Undergraduate Researcher
Yumeng is an undergraduate student in UCL BSc Neuroscience. She is interested in individual differences in emotional processing of naturalistic stimuli. Her research focuses on how individuals with different behavioural traits process movies with dynamic emotional contents.
Alexandre Piot

Master’s Student
Alex is a Clinical Neuroscience Master’s student interested in the neuroplastic and potentially neurogenic effects of psychedelics and psychoplastogens. His current work focuses on structural brain changes following repeated administration of psychedelics in members of the Santo Daime Church. He joined the LAB Lab after earning an MSc in Experimental Pharmacology from UCL, and a BSc in Behavioural Neuroscience.
Prunella and Rupert

Companion Animals
Prunella and Rupert are the official LAB Lab and UNITy companions with fur. They are cats.
Yi Jou (Winnie) Yeh

PhD Candidate
Winnie started her PhD in the LAB Lab in 2021. Her project is mainly focusing on multimodal processing of emotional language and hopes to discover the neurobiology of emotional processing in speech using naturalistic stimuli. Coming from a psycholinguistic background (BAHons, University of Stellenbosch and MScRes Linguistics, University of Edinburgh), this is her first take on neuroscience and she is interested in how the brain makes sense of our world through language and context.
Bangjie Wang

Research Assistant
Bangjie is a PhD student at the University of Texas at Dallas.
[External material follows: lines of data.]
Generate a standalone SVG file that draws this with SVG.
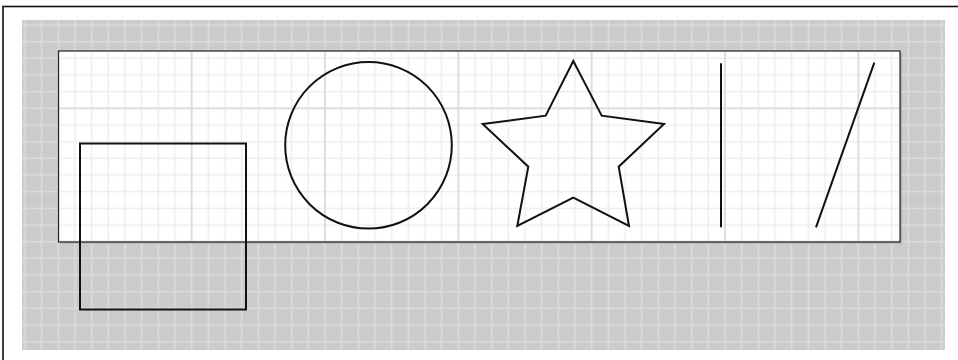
<svg xmlns="http://www.w3.org/2000/svg" width="958" height="360" viewBox="0 0 958 360">
  <defs>
    <pattern id="gridGray" patternUnits="userSpaceOnUse" x="0" y="0" width="16.667" height="16.667">
      <path d="M8.333 0 V16.667 M0 8.333 H16.667" fill="none" stroke="#dcdcdc" stroke-width="1.5"/>
    </pattern>
    <pattern id="gridMinor" patternUnits="userSpaceOnUse" x="0" y="0" width="16.667" height="16.667">
      <path d="M8.333 0 V16.667 M0 8.333 H16.667" fill="none" stroke="#ededed" stroke-width="1.5"/>
    </pattern>
    <pattern id="gridMajor" patternUnits="userSpaceOnUse" x="-8.333" y="41.667" width="133.333" height="133.333">
      <path d="M66.667 0 V133.333 M0 66.667 H133.333" fill="none" stroke="#d9d9d9" stroke-width="1.5"/>
    </pattern>
  </defs>
  <style>
    .shape { fill: none; stroke: #111111; stroke-width: 2; stroke-linejoin: miter; }
  </style>
  <rect x="0" y="0" width="958" height="360" fill="#ffffff"/>
  <rect id="frame" x="3" y="6.5" width="1000" height="400" fill="#ffffff" stroke="#111111" stroke-width="1.6"/>
  <g id="canvas">
    <rect x="22" y="20" width="923" height="330" fill="#cbcbcb"/>
    <rect x="22" y="20" width="923" height="330" fill="url(#gridGray)"/>
  </g>
  <g id="page">
    <rect x="60" y="52.5" width="842" height="191" fill="#9a9a9a" opacity="0.6"/>
    <rect x="58.5" y="51" width="841.5" height="191" fill="#ffffff"/>
    <rect x="58.5" y="51" width="841.5" height="191" fill="url(#gridMinor)"/>
    <rect x="58.5" y="51" width="841.5" height="191" fill="url(#gridMajor)"/>
    <rect x="58.5" y="51" width="841.5" height="191" fill="none" stroke="#222222" stroke-width="1.2"/>
  </g>
  <g id="square">
    <rect class="shape" x="80" y="143.5" width="166" height="166"/>
  </g>
  <g id="circle">
    <circle class="shape" cx="368.5" cy="145.3" r="83.3"/>
  </g>
  <g id="star">
    <polygon class="shape" points="573.3,61 601.7,115.7 664,124 618.7,166.7 629,226 573.3,197.7 517.3,226 528.3,166.7 482.7,124 545.7,115.7"/>
  </g>
  <g id="vertical-line">
    <line class="shape" x1="721" y1="63.3" x2="721" y2="227.3"/>
  </g>
  <g id="diagonal-line">
    <line class="shape" x1="874.3" y1="62.7" x2="816" y2="227.3"/>
  </g>
</svg>
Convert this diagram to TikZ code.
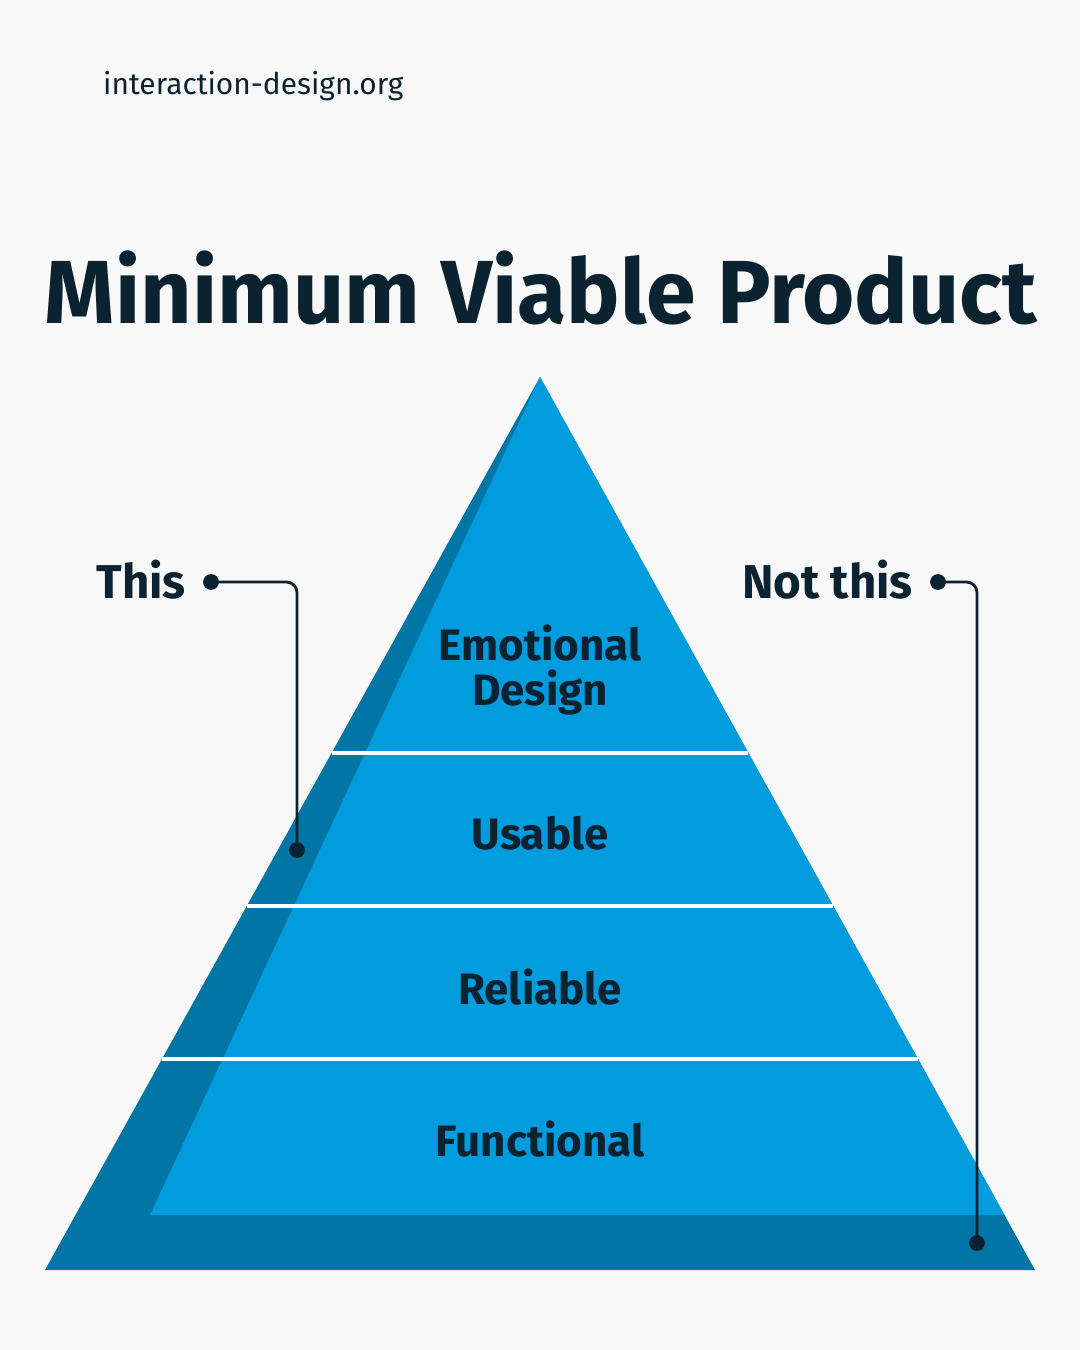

He completed his master’s degree in neuroscience from UCL, where he joined the LAB lab. He is interested in understanding neural representations of naturalistic speech.
Grace Wang

Undergraduate Researcher
Grace is undergraduate student in Psychology and Language Science at UCL. She is interested in cognitive psychology as well as language and the brain. We are happy to have her helping us with projects related to the neurobiology of emotional language processing.
Dr Sarah Aliko

LAB Lab Alumnus
Sarah was a PhD student in the LAB Lab from 2017-2022 through the The London Interdisciplinary Biosciences Consortium (LIDo) Doctoral Training Program. She obtained her BSc in Molecular Biology from the University of Edinburgh. Her work focused on the neurobiology of language and the functional connectivity of the brain under naturalistic conditions.
Florin Gheorghiu

LAB Lab Alumnus
Florin obtained his MSci from UCL in 2018 before joining the LAB Lab as a PhD student before leaving in 2022 to work full time at a start-up in media that aims to support and enable curiosity in children.
Jiawen Huang

LAB Lab Alumnus
Jiawen graduated from the UCL BSc Psychology programme and worked in the LAB Lab as a Research Assistant before he departed for Columbia University to pursue his PhD at the Columbia Dynamic Perception and Memory Lab.
Dr Stef Meliss

LAB Lab Alumnus
Stef was a PhD student at the University of Reading and joined the Lab lab as an Honorary Research Associate from 2018-2020. She obtained her BSc and MSc in Psychology at the University of Hamburg, Germany, before focusing on cognitive neuroscience in her doctoral studies. More specifically, she was interested in reward-motivated learning and how it can be influenced by curiosity. To enhance the ecological validity, her experiments relied on naturalistic stimuli like movie clips to investigate incidental encoding processes. In addition to behavioural effects, she also investigates the neural underpinnings using fMRI and inter-subject correlation approaches.
Dyutiman Mukhopadhyay

LAB Lab Alumnus
Dyutiman was a Newton International Fellow from 2018 to 2021 and worked on the experimental psychology and neuroscience of emotion, mental health, arts and creativity – their inter-relationships and their social and cultural predispositions. He has a PhD in Biomedical sciences, Post-Doctoral experience in cognitive sciences (experimental aesthetics), and a five-years Diploma in Fine-arts (painting).